> _Raw data_:

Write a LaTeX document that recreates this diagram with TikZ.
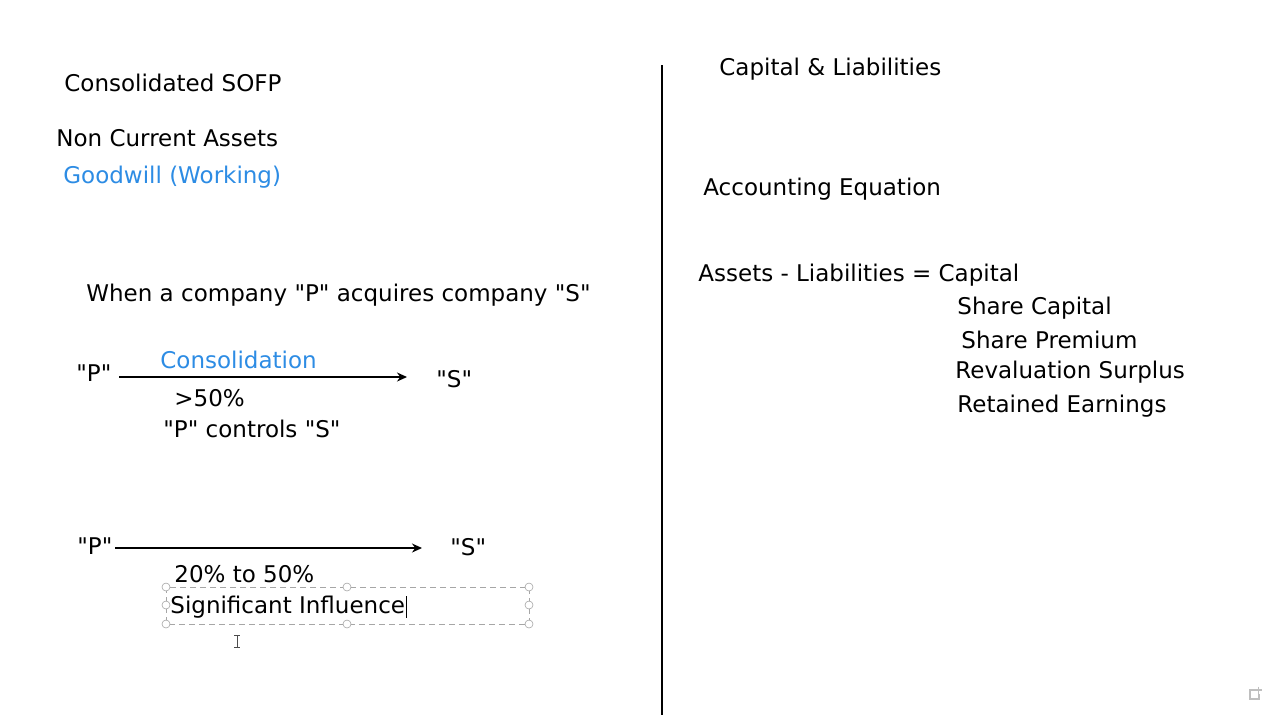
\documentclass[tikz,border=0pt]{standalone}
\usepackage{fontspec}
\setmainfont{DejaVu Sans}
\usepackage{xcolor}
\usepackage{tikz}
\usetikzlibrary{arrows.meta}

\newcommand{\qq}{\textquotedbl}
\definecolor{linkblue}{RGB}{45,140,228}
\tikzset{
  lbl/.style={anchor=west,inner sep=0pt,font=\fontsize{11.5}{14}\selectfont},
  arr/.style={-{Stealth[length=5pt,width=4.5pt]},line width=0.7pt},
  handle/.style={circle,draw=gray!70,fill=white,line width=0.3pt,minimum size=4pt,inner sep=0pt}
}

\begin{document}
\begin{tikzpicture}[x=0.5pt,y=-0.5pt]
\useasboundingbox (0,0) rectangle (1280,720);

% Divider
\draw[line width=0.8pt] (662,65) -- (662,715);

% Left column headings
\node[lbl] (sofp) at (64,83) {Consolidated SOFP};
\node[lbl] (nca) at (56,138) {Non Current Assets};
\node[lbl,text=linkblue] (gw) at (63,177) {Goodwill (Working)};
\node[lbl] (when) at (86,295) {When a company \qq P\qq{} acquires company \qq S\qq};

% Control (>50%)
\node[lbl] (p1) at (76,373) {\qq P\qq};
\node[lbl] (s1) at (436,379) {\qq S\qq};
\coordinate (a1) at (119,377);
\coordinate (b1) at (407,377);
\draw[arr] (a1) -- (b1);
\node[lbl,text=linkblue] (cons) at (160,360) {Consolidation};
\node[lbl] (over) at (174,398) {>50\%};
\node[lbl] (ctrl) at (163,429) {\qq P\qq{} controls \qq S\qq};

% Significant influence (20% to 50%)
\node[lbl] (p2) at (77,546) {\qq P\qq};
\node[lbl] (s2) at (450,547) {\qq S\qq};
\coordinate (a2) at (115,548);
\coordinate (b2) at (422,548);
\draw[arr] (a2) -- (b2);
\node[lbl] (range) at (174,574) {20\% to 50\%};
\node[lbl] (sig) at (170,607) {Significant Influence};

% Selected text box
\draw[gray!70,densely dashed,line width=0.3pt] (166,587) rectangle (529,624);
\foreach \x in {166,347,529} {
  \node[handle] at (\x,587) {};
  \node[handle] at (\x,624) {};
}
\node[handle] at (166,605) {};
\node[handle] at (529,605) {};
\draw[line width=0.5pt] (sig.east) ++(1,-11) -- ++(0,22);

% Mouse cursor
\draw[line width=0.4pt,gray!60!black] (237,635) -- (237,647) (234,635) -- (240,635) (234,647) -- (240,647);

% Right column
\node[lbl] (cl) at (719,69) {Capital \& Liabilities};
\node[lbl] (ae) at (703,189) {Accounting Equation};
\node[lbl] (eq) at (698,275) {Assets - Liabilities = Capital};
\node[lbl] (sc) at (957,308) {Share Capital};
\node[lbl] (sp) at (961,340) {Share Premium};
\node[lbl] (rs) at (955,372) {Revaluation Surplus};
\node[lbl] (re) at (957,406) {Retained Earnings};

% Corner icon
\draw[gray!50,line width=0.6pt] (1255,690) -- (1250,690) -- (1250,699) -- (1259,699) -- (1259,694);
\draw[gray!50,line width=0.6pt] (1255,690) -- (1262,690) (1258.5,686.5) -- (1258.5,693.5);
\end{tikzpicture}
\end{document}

> _Written problem_: Each line from the top of the material through the line containing "(234,647) -- (240,647);" should be reproduced exactly; please drop any images.

> _Task answer_:
Write a LaTeX document that recreates this diagram with TikZ.
\documentclass[tikz,border=0pt]{standalone}
\usepackage{fontspec}
\setmainfont{DejaVu Sans}
\usepackage{xcolor}
\usepackage{tikz}
\usetikzlibrary{arrows.meta}

\newcommand{\qq}{\textquotedbl}
\definecolor{linkblue}{RGB}{45,140,228}
\tikzset{
  lbl/.style={anchor=west,inner sep=0pt,font=\fontsize{11.5}{14}\selectfont},
  arr/.style={-{Stealth[length=5pt,width=4.5pt]},line width=0.7pt},
  handle/.style={circle,draw=gray!70,fill=white,line width=0.3pt,minimum size=4pt,inner sep=0pt}
}

\begin{document}
\begin{tikzpicture}[x=0.5pt,y=-0.5pt]
\useasboundingbox (0,0) rectangle (1280,720);

% Divider
\draw[line width=0.8pt] (662,65) -- (662,715);

% Left column headings
\node[lbl] (sofp) at (64,83) {Consolidated SOFP};
\node[lbl] (nca) at (56,138) {Non Current Assets};
\node[lbl,text=linkblue] (gw) at (63,177) {Goodwill (Working)};
\node[lbl] (when) at (86,295) {When a company \qq P\qq{} acquires company \qq S\qq};

% Control (>50%)
\node[lbl] (p1) at (76,373) {\qq P\qq};
\node[lbl] (s1) at (436,379) {\qq S\qq};
\coordinate (a1) at (119,377);
\coordinate (b1) at (407,377);
\draw[arr] (a1) -- (b1);
\node[lbl,text=linkblue] (cons) at (160,360) {Consolidation};
\node[lbl] (over) at (174,398) {>50\%};
\node[lbl] (ctrl) at (163,429) {\qq P\qq{} controls \qq S\qq};

% Significant influence (20% to 50%)
\node[lbl] (p2) at (77,546) {\qq P\qq};
\node[lbl] (s2) at (450,547) {\qq S\qq};
\coordinate (a2) at (115,548);
\coordinate (b2) at (422,548);
\draw[arr] (a2) -- (b2);
\node[lbl] (range) at (174,574) {20\% to 50\%};
\node[lbl] (sig) at (170,607) {Significant Influence};

% Selected text box
\draw[gray!70,densely dashed,line width=0.3pt] (166,587) rectangle (529,624);
\foreach \x in {166,347,529} {
  \node[handle] at (\x,587) {};
  \node[handle] at (\x,624) {};
}
\node[handle] at (166,605) {};
\node[handle] at (529,605) {};
\draw[line width=0.5pt] (sig.east) ++(1,-11) -- ++(0,22);

% Mouse cursor
\draw[line width=0.4pt,gray!60!black] (237,635) -- (237,647) (234,635) -- (240,635) (234,647) -- (240,647);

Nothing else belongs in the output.